Rupiah Reality Check: Why Indonesia’s Currency is Feeling the Pinch – and What It Means for You
Jakarta, Indonesia – January 9, 2026 – Buckle up, folks. The Indonesian Rupiah (IDR) is currently navigating choppy waters, closing at IDR 16,758 per US Dollar on January 6th. While a slight dip might not scream “economic crisis,” it’s a signal worth paying attention to, especially when viewed against a backdrop of global uncertainty and a strengthening greenback. This isn’t just a number for economists to fret over; it impacts everything from your morning kopi to Indonesia’s broader economic outlook.
The Dollar’s Dominance & Asia’s Mixed Bag
The Rupiah’s recent weakening is inextricably linked to the US dollar’s resurgence. The Dollar Index hitting 98.21 – a 0.06% increase – acts like a gravitational pull, drawing strength from other currencies. However, it’s not a uniform slide across Asia. While the Rupiah, Hong Kong Dollar, South Korean Won, Taiwan Dollar, and Philippine Peso are feeling the pressure, currencies like the Japanese Yen, Singapore Dollar, Chinese Yuan, Malaysian Ringgit, and Thai Baht are demonstrating resilience, even strength.
This divergence highlights a crucial point: regional economic performance isn’t monolithic. Indonesia’s economic health, and therefore the Rupiah’s stability, is increasingly decoupled from a simple “Asia” narrative.
Beyond Geopolitics: Indonesia’s Unique Vulnerabilities
According to Ibrahim, a market analyst quoted in recent reports, the Rupiah’s sensitivity stems from three key factors: global geopolitical instability, trade balance expectations, and limited government intervention capacity. Let’s unpack those.
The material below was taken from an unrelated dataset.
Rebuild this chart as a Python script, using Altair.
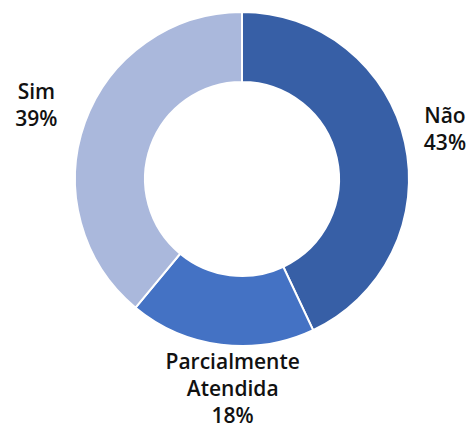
import altair as alt
import pandas as pd

categories = ["Não", "Parcialmente Atendida", "Sim"]
labels = ["Não\n43%", "Parcialmente\nAtendida\n18%", "Sim\n39%"]
values = [43, 18, 39]
colors = ["#375FA6", "#4472C4", "#AAB8DC"]

df = pd.DataFrame({
    "categoria": categories,
    "rotulo": labels,
    "valor": values,
    "ordem": list(range(len(categories))),
})

base = alt.Chart(df).encode(
    theta=alt.Theta("valor:Q", stack=True),
    order=alt.Order("ordem:Q"),
    x=alt.value(234),
    y=alt.value(171),
)

arcs = base.mark_arc(
    outerRadius=167, innerRadius=97, stroke="white", strokeWidth=2
).encode(
    color=alt.Color(
        "categoria:N",
        scale=alt.Scale(domain=categories, range=colors),
        legend=None,
    )
)

text_style = dict(
    radius=210,
    font="Open Sans",
    fontSize=21,
    fontWeight=600,
    color="#111111",
    lineBreak="\n",
    lineHeight=27,
    align="center",
    baseline="middle",
)

offsets = {"Não": (-2, -16), "Parcialmente Atendida": (17, -24), "Sim": (-8, -15)}

text_layers = [
    base.mark_text(dx=dx, dy=dy, **text_style)
    .encode(text="rotulo:N", opacity=alt.condition(alt.datum.categoria == cat, alt.value(1), alt.value(0)))
    for cat, (dx, dy) in offsets.items()
]

chart = alt.layer(arcs, *text_layers).properties(
    width=459,
    height=421,
    padding=0,
    autosize=alt.AutoSizeParams(type="fit", contains="padding"),
).configure_view(stroke=None)

chart.save("out.html", embed_options={"renderer": "svg", "actions": False})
Geopolitical uncertainty is the elephant in the room. From ongoing conflicts to unpredictable political shifts, global instability breeds risk aversion. Investors flock to safe-haven assets – namely, the US dollar – driving up its value and putting pressure on emerging market currencies like the Rupiah.
But Indonesia isn’t simply a passive victim of global events. Trade balance expectations are critical. Indonesia relies heavily on exports, particularly commodities like palm oil, coal, and nickel. Any perceived slowdown in global demand for these goods directly impacts the Rupiah. Recent data suggests a slight cooling in Chinese demand, a major Indonesian export partner, adding to the downward pressure.
Finally, and perhaps most concerning, is the reduced capacity for Bank Indonesia (BI) to intervene. Compared to November 2025, BI has less ammunition – fewer foreign exchange reserves – to actively defend the Rupiah. This doesn’t mean they won’t intervene, but the scope for impactful intervention is shrinking.
What Does This Mean for the Average Indonesian?
Okay, enough with the macroeconomics. How does this affect you?
- Imported Goods Get Pricier: A weaker Rupiah means imported goods – from electronics to wheat – become more expensive. Expect to see this reflected in retail prices.
- Travel Costs Rise: Planning a trip abroad? Your Rupiah won’t stretch as far.
- Potential for Inflation: While BI is actively managing inflation, a sustained Rupiah weakness could contribute to inflationary pressures.
- Investment Opportunities (with Caution): For savvy investors, a weaker Rupiah can present opportunities to buy Indonesian assets at a lower dollar cost. However, this comes with increased risk.
Looking Ahead: Navigating the Turbulence
The Rupiah’s trajectory isn’t predetermined. Several factors could influence its performance in the coming months:
- US Federal Reserve Policy: Any signals regarding future interest rate hikes or cuts from the Fed will significantly impact the dollar’s strength.
- Global Commodity Prices: A rebound in commodity prices would bolster Indonesia’s export earnings and support the Rupiah.
- Government Policy: BI’s monetary policy decisions and the Indonesian government’s fiscal policies will play a crucial role in stabilizing the currency.
- Indonesia’s New Capital – Nusantara: The ongoing development of Nusantara, while a long-term economic driver, currently presents short-term financial pressures that contribute to the Rupiah’s vulnerability, as highlighted in recent reports. (See: https://www.newsdirectory3.com/6-little-known-issues-about-indonesias-new-capital-in-the-midst-of-the-forest/)
The Bottom Line:
The Rupiah’s current weakness is a complex issue, driven by a confluence of global and domestic factors. While not a cause for panic, it’s a reminder that economic stability requires constant vigilance and proactive policy-making. For now, keep a close eye on the exchange rate, brace for potentially higher import prices, and remember that navigating economic turbulence is often a marathon, not a sprint.